Kozic adopts a punk or DIY feminist outlook, and often references or re-works pop culture iconography including horror and cult cinema posters, comic books, pop music, and her own artwork. Several of her paintings re-work canonical pieces by celebrated artists such as Andy Warhol, Edvard Munch, and Piet Mondrian.

Kozic has also created installations, including the inflatable sculpture Blue Boy (1992), which was affixed to the roof of the Museum of Contemporary Art, Sydney. In 1990, she installed billboards featuring photographs of herself and the words "Maria Kozic Is BITCH" in prominent locations throughout inner Sydney and Melbourne.

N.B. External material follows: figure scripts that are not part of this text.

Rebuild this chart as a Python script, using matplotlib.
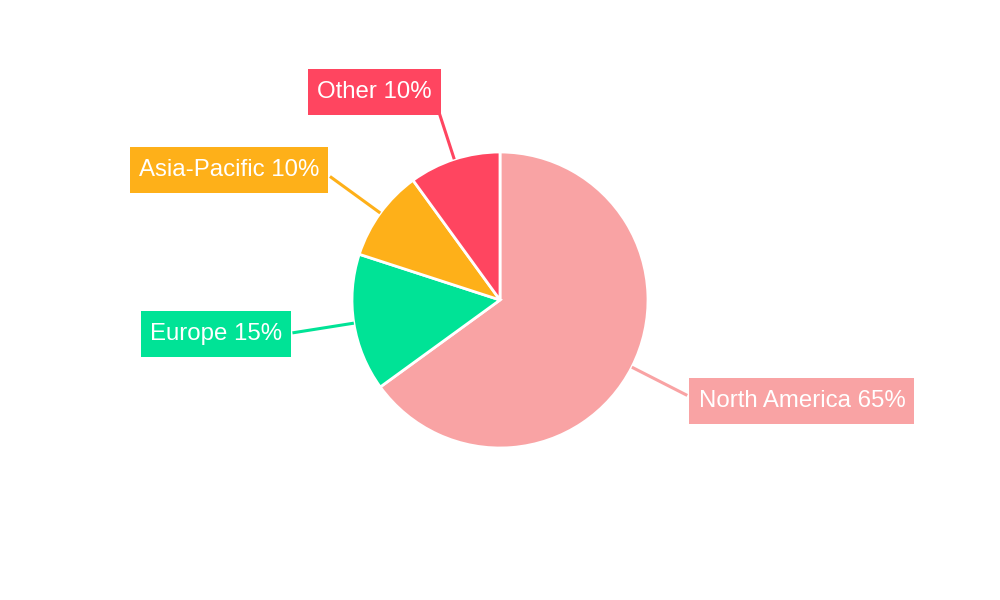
import numpy as np
import matplotlib
matplotlib.use("Agg")
import matplotlib.pyplot as plt

plt.rcParams['font.family'] = ['Liberation Sans', 'DejaVu Sans']

# Data
regions = ['North America', 'Europe', 'Asia-Pacific', 'Other']
shares = [65, 15, 10, 10]
colors = ['#F9A3A4', '#00E396', '#FEB019', '#FF4560']

# label box centres (in pie radius units) - layout only
label_pos = [(2.04, -0.68), (-1.92, -0.23), (-1.83, 0.88), (-0.85, 1.405)]

R_PX = 148  # pie radius in pixels

fig = plt.figure(figsize=(10, 6), dpi=100)
ax = fig.add_axes([0, 0, 1, 1])

wedges, _ = ax.pie(shares, colors=colors, startangle=90, counterclock=False,
                   wedgeprops=dict(edgecolor='white', linewidth=2))

for w, name, val, col, (tx, ty) in zip(wedges, regions, shares, colors, label_pos):
    ang = np.deg2rad((w.theta1 + w.theta2) / 2)
    x0, y0 = np.cos(ang), np.sin(ang)
    ax.plot([x0, 1.42 * x0], [y0, 1.42 * y0], color=col, lw=2.2,
            solid_capstyle='butt', zorder=1)
    ax.text(tx, ty, f'{name} {val}%', ha='center', va='center',
            fontsize=17.3, color='white', zorder=5,
            bbox=dict(boxstyle='square,pad=0.38', fc=col, ec='none',
                      mutation_aspect=1.3))

ax.set_xlim(-500 / R_PX, 500 / R_PX)
ax.set_ylim(-300 / R_PX, 300 / R_PX)
ax.set_aspect('auto')
ax.axis('off')

fig.savefig('out.png', dpi=100, facecolor='white')
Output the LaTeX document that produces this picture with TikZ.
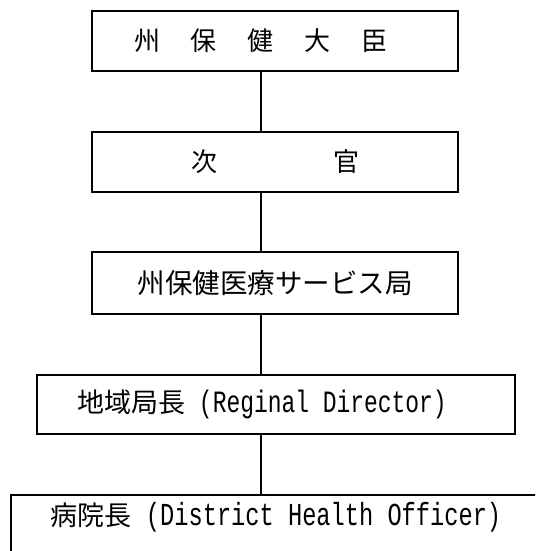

This work, Maria Kozic Is BITCH, became an iconic work of Australian feminist art.

== Exhibitions ==
As a member of → ↑ →, Kozic participated in a range of major contemporary art exhibitions in Australia. Her first solo exhibition, Maria Kozic, was staged in 1988 at the Institute of Modern Art, Brisbane. Her artwork has been exhibited across Australia, including at the National Gallery of Victoria, Queensland Art Gallery, Art Gallery of NSW, Museum of Contemporary Art, Australian Centre for Contemporary Art, Heide Museum of Modern Art, as well as at galleries and museums in London, New York and Paris.